> AIM: In your copy, leave out the pictures; write out all the data exactly.

> MATERIAL PROVIDED:
○ ○ ○
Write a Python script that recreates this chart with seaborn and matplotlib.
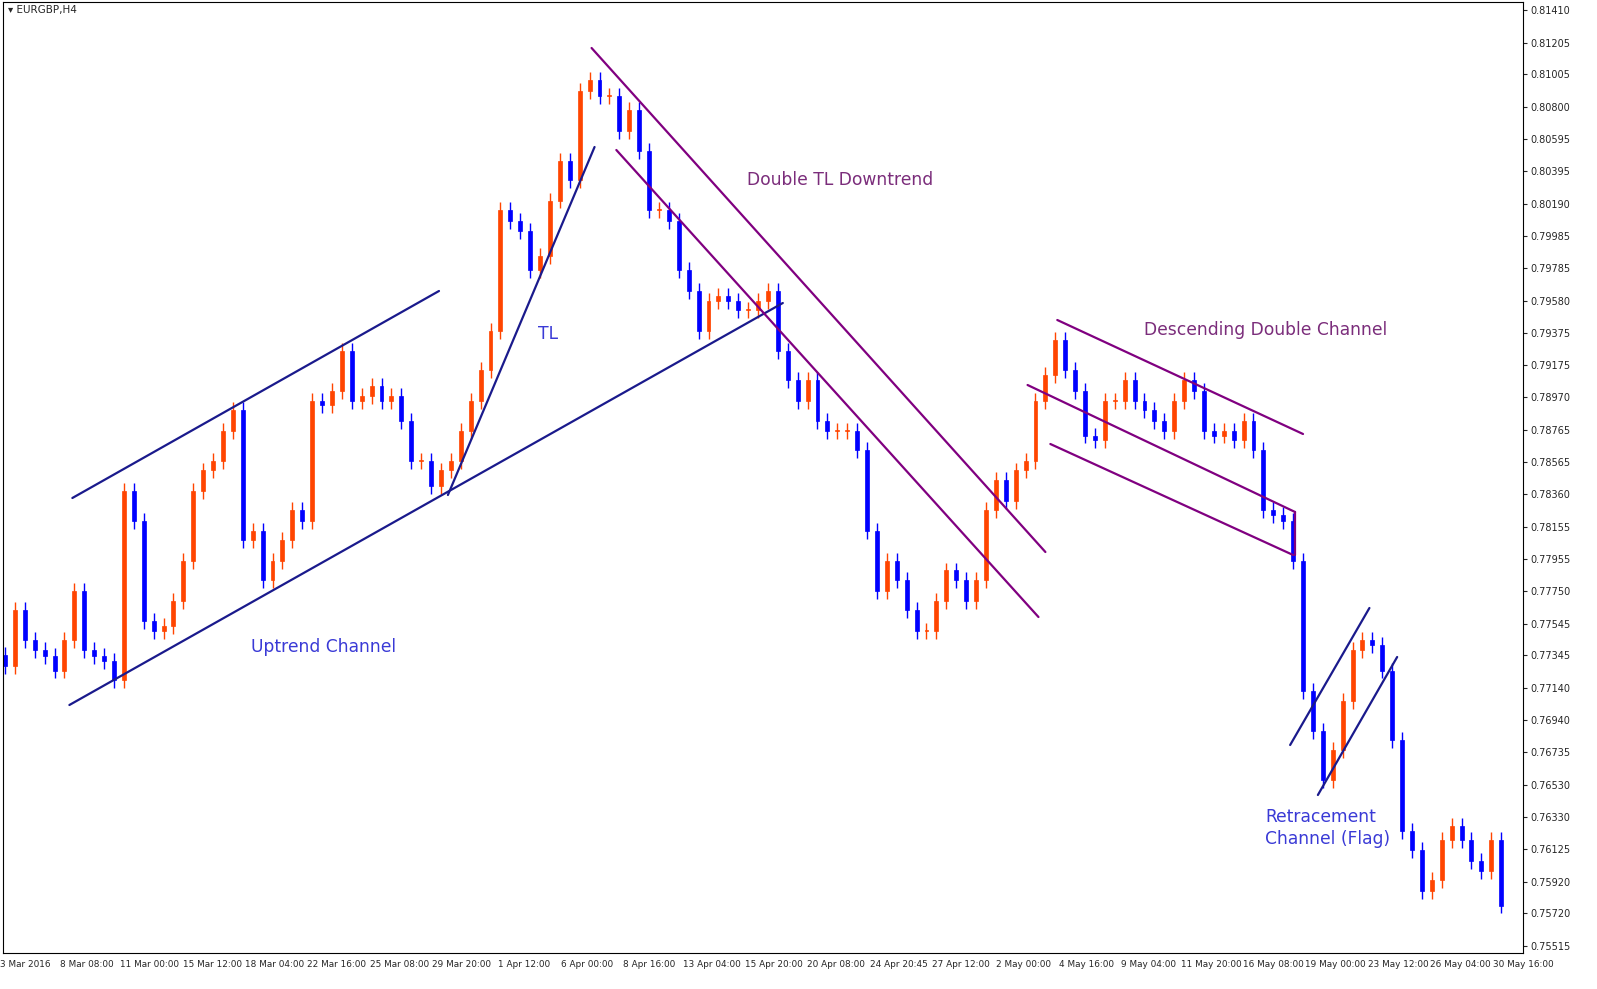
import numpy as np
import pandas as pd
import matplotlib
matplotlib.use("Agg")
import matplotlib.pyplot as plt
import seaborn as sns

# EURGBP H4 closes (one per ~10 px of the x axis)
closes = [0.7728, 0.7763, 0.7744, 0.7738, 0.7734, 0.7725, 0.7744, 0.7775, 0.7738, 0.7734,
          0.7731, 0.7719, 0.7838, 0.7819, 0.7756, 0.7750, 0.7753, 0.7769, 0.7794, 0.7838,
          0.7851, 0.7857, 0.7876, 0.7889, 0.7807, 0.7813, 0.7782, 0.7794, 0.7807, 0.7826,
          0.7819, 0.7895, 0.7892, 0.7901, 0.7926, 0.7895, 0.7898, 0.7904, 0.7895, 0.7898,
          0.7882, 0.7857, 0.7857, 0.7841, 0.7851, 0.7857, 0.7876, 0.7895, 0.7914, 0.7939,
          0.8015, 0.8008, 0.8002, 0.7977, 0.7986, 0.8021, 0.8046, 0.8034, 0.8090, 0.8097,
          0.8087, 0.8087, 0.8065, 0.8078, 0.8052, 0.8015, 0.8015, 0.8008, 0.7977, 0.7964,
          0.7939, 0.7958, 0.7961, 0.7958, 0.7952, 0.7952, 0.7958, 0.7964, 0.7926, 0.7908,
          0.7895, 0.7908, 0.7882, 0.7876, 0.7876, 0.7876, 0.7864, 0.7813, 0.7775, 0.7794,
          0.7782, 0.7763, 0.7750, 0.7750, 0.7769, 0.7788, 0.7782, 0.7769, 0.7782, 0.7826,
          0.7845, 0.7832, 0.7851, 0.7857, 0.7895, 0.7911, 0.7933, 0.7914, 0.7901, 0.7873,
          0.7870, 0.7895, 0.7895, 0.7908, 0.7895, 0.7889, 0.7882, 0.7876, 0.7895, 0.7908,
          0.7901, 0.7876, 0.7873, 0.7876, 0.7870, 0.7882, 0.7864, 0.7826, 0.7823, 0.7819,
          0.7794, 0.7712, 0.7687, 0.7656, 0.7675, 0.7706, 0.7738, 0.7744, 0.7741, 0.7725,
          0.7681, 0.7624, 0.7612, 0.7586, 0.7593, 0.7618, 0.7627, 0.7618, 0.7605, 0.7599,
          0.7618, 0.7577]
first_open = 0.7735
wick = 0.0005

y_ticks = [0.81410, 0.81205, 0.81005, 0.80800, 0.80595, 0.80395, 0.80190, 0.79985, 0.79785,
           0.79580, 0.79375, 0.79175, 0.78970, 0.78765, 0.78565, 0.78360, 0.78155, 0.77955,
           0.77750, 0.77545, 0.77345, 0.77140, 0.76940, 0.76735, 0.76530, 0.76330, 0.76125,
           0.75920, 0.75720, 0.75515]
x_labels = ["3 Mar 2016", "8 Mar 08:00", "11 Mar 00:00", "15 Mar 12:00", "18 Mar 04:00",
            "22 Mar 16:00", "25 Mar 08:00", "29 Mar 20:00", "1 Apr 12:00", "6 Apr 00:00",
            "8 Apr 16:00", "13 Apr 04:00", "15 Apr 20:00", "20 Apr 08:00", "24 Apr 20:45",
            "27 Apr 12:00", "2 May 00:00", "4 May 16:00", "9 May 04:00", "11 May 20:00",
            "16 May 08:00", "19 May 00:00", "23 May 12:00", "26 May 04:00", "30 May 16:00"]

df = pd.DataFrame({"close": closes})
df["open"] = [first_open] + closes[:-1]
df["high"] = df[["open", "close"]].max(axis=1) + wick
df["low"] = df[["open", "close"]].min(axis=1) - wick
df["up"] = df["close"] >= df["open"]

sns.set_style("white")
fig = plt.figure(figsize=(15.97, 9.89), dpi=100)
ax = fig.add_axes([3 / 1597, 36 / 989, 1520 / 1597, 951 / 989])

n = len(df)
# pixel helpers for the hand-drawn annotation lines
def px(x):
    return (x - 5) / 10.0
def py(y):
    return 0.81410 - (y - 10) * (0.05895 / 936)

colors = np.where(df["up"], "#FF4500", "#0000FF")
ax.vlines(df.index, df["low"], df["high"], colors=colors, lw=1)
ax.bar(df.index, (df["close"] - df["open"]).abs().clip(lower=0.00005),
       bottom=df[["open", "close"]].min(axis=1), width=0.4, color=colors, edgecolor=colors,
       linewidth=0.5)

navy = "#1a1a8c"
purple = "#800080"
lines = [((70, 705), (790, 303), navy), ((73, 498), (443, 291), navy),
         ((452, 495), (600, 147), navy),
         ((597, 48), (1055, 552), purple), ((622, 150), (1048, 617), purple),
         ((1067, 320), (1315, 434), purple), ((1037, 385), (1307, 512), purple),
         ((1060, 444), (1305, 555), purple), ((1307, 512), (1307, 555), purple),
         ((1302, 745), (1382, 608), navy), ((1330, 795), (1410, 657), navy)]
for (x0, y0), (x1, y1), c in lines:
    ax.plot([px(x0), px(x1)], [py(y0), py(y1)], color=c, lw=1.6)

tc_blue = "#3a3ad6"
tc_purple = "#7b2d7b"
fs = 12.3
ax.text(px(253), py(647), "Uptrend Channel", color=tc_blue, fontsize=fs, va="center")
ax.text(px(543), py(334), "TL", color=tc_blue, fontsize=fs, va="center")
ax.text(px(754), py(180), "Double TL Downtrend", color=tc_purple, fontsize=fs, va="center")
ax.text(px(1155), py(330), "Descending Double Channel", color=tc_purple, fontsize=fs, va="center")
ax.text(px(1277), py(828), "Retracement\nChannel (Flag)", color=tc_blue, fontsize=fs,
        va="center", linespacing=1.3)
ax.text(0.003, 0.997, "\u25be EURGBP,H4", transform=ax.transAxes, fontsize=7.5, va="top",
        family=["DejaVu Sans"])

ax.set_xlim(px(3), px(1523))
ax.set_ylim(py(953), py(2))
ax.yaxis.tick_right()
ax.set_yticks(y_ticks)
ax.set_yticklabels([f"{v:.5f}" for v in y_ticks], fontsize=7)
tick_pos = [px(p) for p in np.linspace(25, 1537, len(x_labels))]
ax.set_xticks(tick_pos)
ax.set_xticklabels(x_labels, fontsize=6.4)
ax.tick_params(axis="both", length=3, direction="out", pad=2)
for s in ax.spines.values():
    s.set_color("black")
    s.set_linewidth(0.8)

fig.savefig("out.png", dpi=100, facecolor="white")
○ ○ ○
> WRITTEN REPLY:
Write a Python script that recreates this chart with seaborn and matplotlib.
import numpy as np
import pandas as pd
import matplotlib
matplotlib.use("Agg")
import matplotlib.pyplot as plt
import seaborn as sns

# EURGBP H4 closes (one per ~10 px of the x axis)
closes = [0.7728, 0.7763, 0.7744, 0.7738, 0.7734, 0.7725, 0.7744, 0.7775, 0.7738, 0.7734,
          0.7731, 0.7719, 0.7838, 0.7819, 0.7756, 0.7750, 0.7753, 0.7769, 0.7794, 0.7838,
          0.7851, 0.7857, 0.7876, 0.7889, 0.7807, 0.7813, 0.7782, 0.7794, 0.7807, 0.7826,
          0.7819, 0.7895, 0.7892, 0.7901, 0.7926, 0.7895, 0.7898, 0.7904, 0.7895, 0.7898,
          0.7882, 0.7857, 0.7857, 0.7841, 0.7851, 0.7857, 0.7876, 0.7895, 0.7914, 0.7939,
          0.8015, 0.8008, 0.8002, 0.7977, 0.7986, 0.8021, 0.8046, 0.8034, 0.8090, 0.8097,
          0.8087, 0.8087, 0.8065, 0.8078, 0.8052, 0.8015, 0.8015, 0.8008, 0.7977, 0.7964,
          0.7939, 0.7958, 0.7961, 0.7958, 0.7952, 0.7952, 0.7958, 0.7964, 0.7926, 0.7908,
          0.7895, 0.7908, 0.7882, 0.7876, 0.7876, 0.7876, 0.7864, 0.7813, 0.7775, 0.7794,
          0.7782, 0.7763, 0.7750, 0.7750, 0.7769, 0.7788, 0.7782, 0.7769, 0.7782, 0.7826,
          0.7845, 0.7832, 0.7851, 0.7857, 0.7895, 0.7911, 0.7933, 0.7914, 0.7901, 0.7873,
          0.7870, 0.7895, 0.7895, 0.7908, 0.7895, 0.7889, 0.7882, 0.7876, 0.7895, 0.7908,
          0.7901, 0.7876, 0.7873, 0.7876, 0.7870, 0.7882, 0.7864, 0.7826, 0.7823, 0.7819,
          0.7794, 0.7712, 0.7687, 0.7656, 0.7675, 0.7706, 0.7738, 0.7744, 0.7741, 0.7725,
          0.7681, 0.7624, 0.7612, 0.7586, 0.7593, 0.7618, 0.7627, 0.7618, 0.7605, 0.7599,
          0.7618, 0.7577]
first_open = 0.7735
wick = 0.0005

y_ticks = [0.81410, 0.81205, 0.81005, 0.80800, 0.80595, 0.80395, 0.80190, 0.79985, 0.79785,
           0.79580, 0.79375, 0.79175, 0.78970, 0.78765, 0.78565, 0.78360, 0.78155, 0.77955,
           0.77750, 0.77545, 0.77345, 0.77140, 0.76940, 0.76735, 0.76530, 0.76330, 0.76125,
           0.75920, 0.75720, 0.75515]
x_labels = ["3 Mar 2016", "8 Mar 08:00", "11 Mar 00:00", "15 Mar 12:00", "18 Mar 04:00",
            "22 Mar 16:00", "25 Mar 08:00", "29 Mar 20:00", "1 Apr 12:00", "6 Apr 00:00",
            "8 Apr 16:00", "13 Apr 04:00", "15 Apr 20:00", "20 Apr 08:00", "24 Apr 20:45",
            "27 Apr 12:00", "2 May 00:00", "4 May 16:00", "9 May 04:00", "11 May 20:00",
            "16 May 08:00", "19 May 00:00", "23 May 12:00", "26 May 04:00", "30 May 16:00"]

df = pd.DataFrame({"close": closes})
df["open"] = [first_open] + closes[:-1]
df["high"] = df[["open", "close"]].max(axis=1) + wick
df["low"] = df[["open", "close"]].min(axis=1) - wick
df["up"] = df["close"] >= df["open"]

sns.set_style("white")
fig = plt.figure(figsize=(15.97, 9.89), dpi=100)
ax = fig.add_axes([3 / 1597, 36 / 989, 1520 / 1597, 951 / 989])

n = len(df)
# pixel helpers for the hand-drawn annotation lines
def px(x):
    return (x - 5) / 10.0
def py(y):
    return 0.81410 - (y - 10) * (0.05895 / 936)

colors = np.where(df["up"], "#FF4500", "#0000FF")
ax.vlines(df.index, df["low"], df["high"], colors=colors, lw=1)
ax.bar(df.index, (df["close"] - df["open"]).abs().clip(lower=0.00005),
       bottom=df[["open", "close"]].min(axis=1), width=0.4, color=colors, edgecolor=colors,
       linewidth=0.5)

navy = "#1a1a8c"
purple = "#800080"
lines = [((70, 705), (790, 303), navy), ((73, 498), (443, 291), navy),
         ((452, 495), (600, 147), navy),
         ((597, 48), (1055, 552), purple), ((622, 150), (1048, 617), purple),
         ((1067, 320), (1315, 434), purple), ((1037, 385), (1307, 512), purple),
         ((1060, 444), (1305, 555), purple), ((1307, 512), (1307, 555), purple),
         ((1302, 745), (1382, 608), navy), ((1330, 795), (1410, 657), navy)]
for (x0, y0), (x1, y1), c in lines:
    ax.plot([px(x0), px(x1)], [py(y0), py(y1)], color=c, lw=1.6)

tc_blue = "#3a3ad6"
tc_purple = "#7b2d7b"
fs = 12.3
ax.text(px(253), py(647), "Uptrend Channel", color=tc_blue, fontsize=fs, va="center")
ax.text(px(543), py(334), "TL", color=tc_blue, fontsize=fs, va="center")
ax.text(px(754), py(180), "Double TL Downtrend", color=tc_purple, fontsize=fs, va="center")
ax.text(px(1155), py(330), "Descending Double Channel", color=tc_purple, fontsize=fs, va="center")
ax.text(px(1277), py(828), "Retracement\nChannel (Flag)", color=tc_blue, fontsize=fs,
        va="center", linespacing=1.3)
ax.text(0.003, 0.997, "\u25be EURGBP,H4", transform=ax.transAxes, fontsize=7.5, va="top",
        family=["DejaVu Sans"])

ax.set_xlim(px(3), px(1523))
ax.set_ylim(py(953), py(2))
ax.yaxis.tick_right()
ax.set_yticks(y_ticks)
ax.set_yticklabels([f"{v:.5f}" for v in y_ticks], fontsize=7)
tick_pos = [px(p) for p in np.linspace(25, 1537, len(x_labels))]
ax.set_xticks(tick_pos)
ax.set_xticklabels(x_labels, fontsize=6.4)
ax.tick_params(axis="both", length=3, direction="out", pad=2)
for s in ax.spines.values():
    s.set_color("black")
    s.set_linewidth(0.8)

fig.savefig("out.png", dpi=100, facecolor="white")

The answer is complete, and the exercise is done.